• [ENTRIES PROVIDED]
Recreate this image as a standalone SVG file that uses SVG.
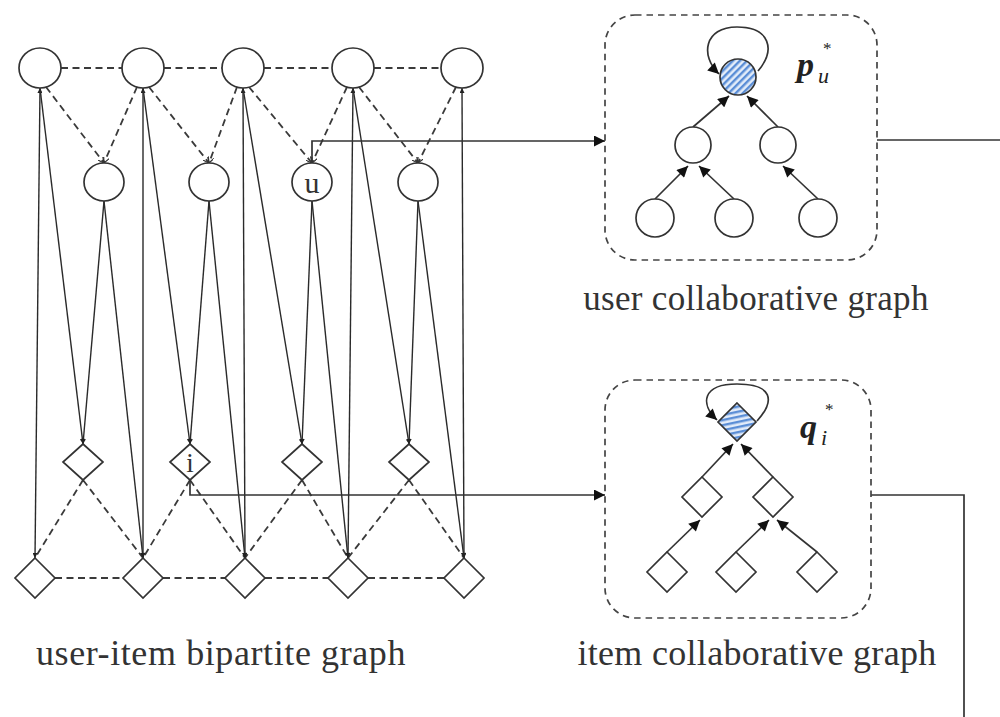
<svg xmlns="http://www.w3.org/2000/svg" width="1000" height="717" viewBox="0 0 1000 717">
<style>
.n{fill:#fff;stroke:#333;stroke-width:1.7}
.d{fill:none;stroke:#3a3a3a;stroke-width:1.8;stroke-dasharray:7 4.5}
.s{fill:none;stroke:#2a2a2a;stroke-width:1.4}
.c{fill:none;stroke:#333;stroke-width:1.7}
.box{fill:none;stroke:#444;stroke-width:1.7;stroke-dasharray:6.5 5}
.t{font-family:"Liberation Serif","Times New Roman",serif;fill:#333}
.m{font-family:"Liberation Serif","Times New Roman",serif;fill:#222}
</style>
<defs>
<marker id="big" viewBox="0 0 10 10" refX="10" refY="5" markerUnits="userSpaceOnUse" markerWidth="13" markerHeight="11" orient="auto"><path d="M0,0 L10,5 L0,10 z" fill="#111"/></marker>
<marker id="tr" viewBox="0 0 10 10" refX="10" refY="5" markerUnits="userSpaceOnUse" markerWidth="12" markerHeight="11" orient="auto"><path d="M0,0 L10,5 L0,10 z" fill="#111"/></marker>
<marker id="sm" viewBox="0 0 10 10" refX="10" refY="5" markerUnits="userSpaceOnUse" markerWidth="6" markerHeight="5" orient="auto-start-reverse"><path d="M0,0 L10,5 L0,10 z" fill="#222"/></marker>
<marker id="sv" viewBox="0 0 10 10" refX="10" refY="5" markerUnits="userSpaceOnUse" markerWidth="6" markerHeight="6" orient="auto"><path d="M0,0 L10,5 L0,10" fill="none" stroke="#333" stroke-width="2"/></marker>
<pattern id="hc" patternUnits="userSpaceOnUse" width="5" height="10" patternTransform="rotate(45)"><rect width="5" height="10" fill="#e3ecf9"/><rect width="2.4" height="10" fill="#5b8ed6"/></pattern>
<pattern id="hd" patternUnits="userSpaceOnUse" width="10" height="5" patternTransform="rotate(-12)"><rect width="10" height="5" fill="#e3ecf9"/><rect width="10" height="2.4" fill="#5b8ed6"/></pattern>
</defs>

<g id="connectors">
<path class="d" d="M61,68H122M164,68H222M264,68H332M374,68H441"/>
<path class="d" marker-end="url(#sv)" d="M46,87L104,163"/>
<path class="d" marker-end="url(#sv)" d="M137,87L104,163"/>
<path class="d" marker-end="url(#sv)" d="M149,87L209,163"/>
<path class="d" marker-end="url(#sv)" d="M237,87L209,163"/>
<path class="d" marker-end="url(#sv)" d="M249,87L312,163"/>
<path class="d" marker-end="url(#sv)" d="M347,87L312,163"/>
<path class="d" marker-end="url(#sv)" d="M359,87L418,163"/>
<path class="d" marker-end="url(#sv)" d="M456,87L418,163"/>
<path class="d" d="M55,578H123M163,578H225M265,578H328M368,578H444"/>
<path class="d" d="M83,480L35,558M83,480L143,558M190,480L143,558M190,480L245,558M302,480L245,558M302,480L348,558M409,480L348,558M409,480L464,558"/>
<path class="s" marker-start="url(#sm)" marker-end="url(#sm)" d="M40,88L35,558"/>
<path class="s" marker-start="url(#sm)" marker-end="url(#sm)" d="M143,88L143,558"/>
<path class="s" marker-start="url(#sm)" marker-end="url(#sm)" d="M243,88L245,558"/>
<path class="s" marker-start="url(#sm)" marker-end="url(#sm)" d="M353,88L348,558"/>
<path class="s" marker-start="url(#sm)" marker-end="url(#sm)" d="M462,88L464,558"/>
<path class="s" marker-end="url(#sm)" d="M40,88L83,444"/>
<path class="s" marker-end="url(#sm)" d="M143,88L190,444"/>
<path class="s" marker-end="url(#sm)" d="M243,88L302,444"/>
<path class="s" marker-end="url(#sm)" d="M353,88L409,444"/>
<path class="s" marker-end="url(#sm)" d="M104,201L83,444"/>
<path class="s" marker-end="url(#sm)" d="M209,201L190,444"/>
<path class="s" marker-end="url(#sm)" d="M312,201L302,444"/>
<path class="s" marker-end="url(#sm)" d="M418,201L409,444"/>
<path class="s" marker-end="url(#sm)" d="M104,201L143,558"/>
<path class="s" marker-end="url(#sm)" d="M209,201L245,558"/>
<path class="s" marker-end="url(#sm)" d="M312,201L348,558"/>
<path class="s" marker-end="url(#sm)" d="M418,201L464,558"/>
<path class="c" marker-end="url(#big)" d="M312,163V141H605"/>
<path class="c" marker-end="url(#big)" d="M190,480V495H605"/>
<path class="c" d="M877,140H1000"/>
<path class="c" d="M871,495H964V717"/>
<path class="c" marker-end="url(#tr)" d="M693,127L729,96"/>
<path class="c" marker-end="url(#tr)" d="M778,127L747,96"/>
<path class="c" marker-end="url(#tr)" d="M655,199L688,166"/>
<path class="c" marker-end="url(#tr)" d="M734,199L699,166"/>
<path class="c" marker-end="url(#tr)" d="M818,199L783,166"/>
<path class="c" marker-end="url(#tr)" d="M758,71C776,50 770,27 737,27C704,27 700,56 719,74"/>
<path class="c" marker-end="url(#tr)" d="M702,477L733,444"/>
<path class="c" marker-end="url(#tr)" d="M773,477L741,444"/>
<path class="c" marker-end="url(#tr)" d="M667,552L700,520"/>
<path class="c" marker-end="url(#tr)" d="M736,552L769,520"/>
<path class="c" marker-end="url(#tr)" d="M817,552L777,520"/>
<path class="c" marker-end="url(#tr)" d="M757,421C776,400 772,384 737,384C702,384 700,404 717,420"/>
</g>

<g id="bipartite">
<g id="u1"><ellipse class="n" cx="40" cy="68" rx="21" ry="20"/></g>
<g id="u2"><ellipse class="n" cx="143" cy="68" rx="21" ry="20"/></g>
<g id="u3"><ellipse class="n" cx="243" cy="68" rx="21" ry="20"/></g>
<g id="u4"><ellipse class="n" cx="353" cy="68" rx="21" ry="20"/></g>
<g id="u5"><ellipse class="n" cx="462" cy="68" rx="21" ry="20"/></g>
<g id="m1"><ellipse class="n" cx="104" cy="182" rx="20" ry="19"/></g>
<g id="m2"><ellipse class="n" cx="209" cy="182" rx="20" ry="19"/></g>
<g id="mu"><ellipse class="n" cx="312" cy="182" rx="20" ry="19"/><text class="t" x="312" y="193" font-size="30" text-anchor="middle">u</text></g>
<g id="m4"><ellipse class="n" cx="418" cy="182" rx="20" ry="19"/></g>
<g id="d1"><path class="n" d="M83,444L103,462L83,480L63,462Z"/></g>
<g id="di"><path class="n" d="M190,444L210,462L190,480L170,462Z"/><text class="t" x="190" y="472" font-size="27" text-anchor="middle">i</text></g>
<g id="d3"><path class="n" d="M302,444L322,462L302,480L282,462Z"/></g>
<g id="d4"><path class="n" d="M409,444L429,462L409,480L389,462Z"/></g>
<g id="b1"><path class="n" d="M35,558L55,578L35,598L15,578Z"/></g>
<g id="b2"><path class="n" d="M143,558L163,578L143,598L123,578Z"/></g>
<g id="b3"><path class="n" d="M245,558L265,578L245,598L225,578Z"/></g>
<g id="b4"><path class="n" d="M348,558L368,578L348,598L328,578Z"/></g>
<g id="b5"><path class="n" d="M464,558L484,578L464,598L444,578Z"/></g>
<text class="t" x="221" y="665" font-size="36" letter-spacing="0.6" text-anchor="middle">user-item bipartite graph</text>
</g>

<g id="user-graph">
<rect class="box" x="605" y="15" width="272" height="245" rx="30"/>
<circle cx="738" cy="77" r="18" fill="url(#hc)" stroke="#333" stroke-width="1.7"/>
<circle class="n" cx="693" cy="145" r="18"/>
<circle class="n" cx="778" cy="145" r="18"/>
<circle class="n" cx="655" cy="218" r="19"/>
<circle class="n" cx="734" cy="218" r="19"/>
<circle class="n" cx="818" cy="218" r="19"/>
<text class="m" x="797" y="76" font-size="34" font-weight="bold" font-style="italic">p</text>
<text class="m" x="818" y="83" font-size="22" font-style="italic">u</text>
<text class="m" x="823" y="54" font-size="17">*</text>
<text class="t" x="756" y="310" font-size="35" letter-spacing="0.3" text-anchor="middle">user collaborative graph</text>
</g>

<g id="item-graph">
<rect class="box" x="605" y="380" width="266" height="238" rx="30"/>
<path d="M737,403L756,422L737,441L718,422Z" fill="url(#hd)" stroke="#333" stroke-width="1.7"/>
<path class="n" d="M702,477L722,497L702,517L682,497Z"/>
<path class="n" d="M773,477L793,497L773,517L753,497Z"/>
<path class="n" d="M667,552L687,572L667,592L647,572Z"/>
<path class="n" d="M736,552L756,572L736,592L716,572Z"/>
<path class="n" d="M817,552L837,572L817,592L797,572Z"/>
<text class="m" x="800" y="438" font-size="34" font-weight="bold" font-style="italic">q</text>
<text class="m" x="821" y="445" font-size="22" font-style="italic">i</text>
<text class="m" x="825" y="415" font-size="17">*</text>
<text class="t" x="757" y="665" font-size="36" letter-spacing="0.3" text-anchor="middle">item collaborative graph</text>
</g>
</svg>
---
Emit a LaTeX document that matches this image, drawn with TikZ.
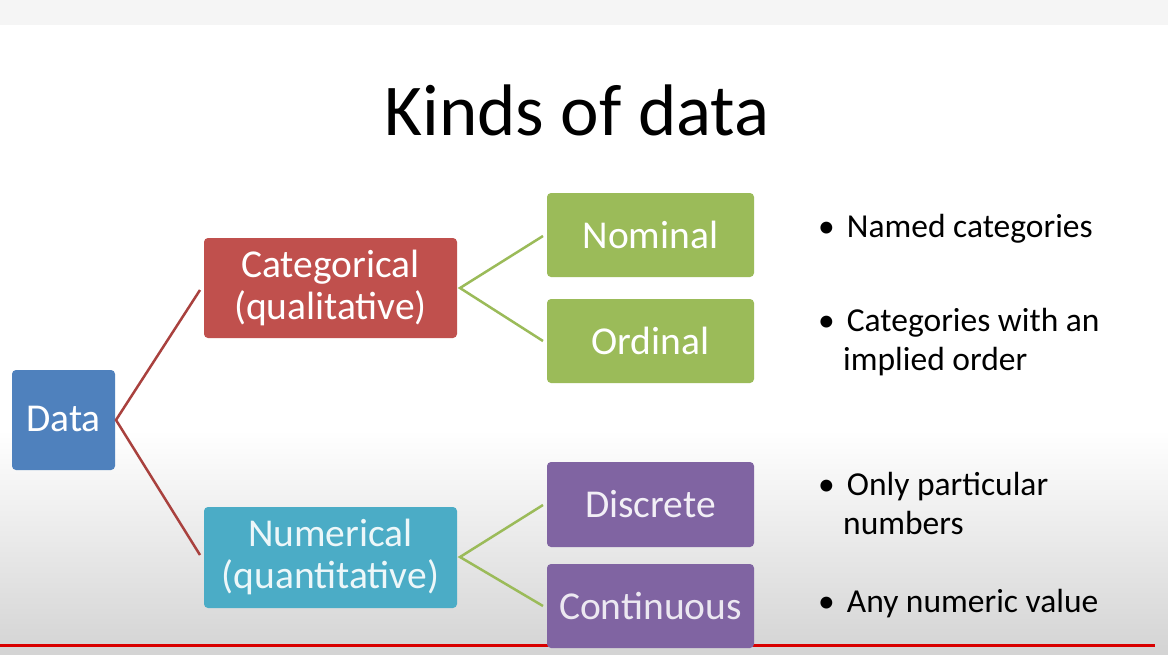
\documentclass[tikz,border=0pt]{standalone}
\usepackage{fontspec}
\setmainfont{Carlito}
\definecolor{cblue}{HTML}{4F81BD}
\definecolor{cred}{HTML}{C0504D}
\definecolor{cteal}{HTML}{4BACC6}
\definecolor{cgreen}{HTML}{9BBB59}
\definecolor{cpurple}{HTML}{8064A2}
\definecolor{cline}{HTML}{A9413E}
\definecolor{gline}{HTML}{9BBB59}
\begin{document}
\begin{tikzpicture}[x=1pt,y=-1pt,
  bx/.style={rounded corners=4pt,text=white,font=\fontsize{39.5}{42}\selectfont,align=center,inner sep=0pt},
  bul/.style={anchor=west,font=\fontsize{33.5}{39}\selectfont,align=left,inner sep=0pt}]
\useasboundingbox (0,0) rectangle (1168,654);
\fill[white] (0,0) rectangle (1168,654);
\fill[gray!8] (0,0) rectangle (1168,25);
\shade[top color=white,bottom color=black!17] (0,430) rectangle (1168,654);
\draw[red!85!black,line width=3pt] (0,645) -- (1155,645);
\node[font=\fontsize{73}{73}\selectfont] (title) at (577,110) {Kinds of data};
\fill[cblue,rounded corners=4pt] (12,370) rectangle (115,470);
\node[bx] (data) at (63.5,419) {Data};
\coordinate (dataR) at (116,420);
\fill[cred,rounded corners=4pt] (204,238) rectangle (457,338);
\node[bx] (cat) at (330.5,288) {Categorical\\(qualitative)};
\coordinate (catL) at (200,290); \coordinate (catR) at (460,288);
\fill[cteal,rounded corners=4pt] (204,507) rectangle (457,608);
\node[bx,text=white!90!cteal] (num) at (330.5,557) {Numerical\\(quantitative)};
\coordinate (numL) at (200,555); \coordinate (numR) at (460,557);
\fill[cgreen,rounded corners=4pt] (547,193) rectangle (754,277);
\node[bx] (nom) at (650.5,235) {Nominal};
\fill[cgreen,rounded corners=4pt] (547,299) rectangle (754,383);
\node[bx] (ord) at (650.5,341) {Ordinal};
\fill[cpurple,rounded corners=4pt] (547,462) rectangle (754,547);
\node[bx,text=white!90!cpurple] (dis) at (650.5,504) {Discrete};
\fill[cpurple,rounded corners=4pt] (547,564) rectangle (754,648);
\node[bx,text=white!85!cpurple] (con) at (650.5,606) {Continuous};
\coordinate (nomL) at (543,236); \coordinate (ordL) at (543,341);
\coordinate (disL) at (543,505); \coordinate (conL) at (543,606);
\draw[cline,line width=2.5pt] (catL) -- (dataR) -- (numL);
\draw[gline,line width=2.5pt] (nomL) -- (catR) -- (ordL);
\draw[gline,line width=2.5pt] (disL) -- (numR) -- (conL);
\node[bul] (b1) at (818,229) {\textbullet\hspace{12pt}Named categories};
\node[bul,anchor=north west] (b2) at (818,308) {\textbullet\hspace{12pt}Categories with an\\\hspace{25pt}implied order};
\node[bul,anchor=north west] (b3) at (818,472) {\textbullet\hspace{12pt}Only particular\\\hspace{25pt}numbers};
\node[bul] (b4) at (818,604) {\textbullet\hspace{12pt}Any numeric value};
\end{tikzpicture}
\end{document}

• [EXERCISE OBJECTIVE]
In the material above, show every line where the word "with" turns up.

• [SOLUTION TO THIS TASK]
Emit a LaTeX document that matches this image, drawn with TikZ.
\node[bul,anchor=north west] (b2) at (818,308) {\textbullet\hspace{12pt}Categories with an\\\hspace{25pt}implied order};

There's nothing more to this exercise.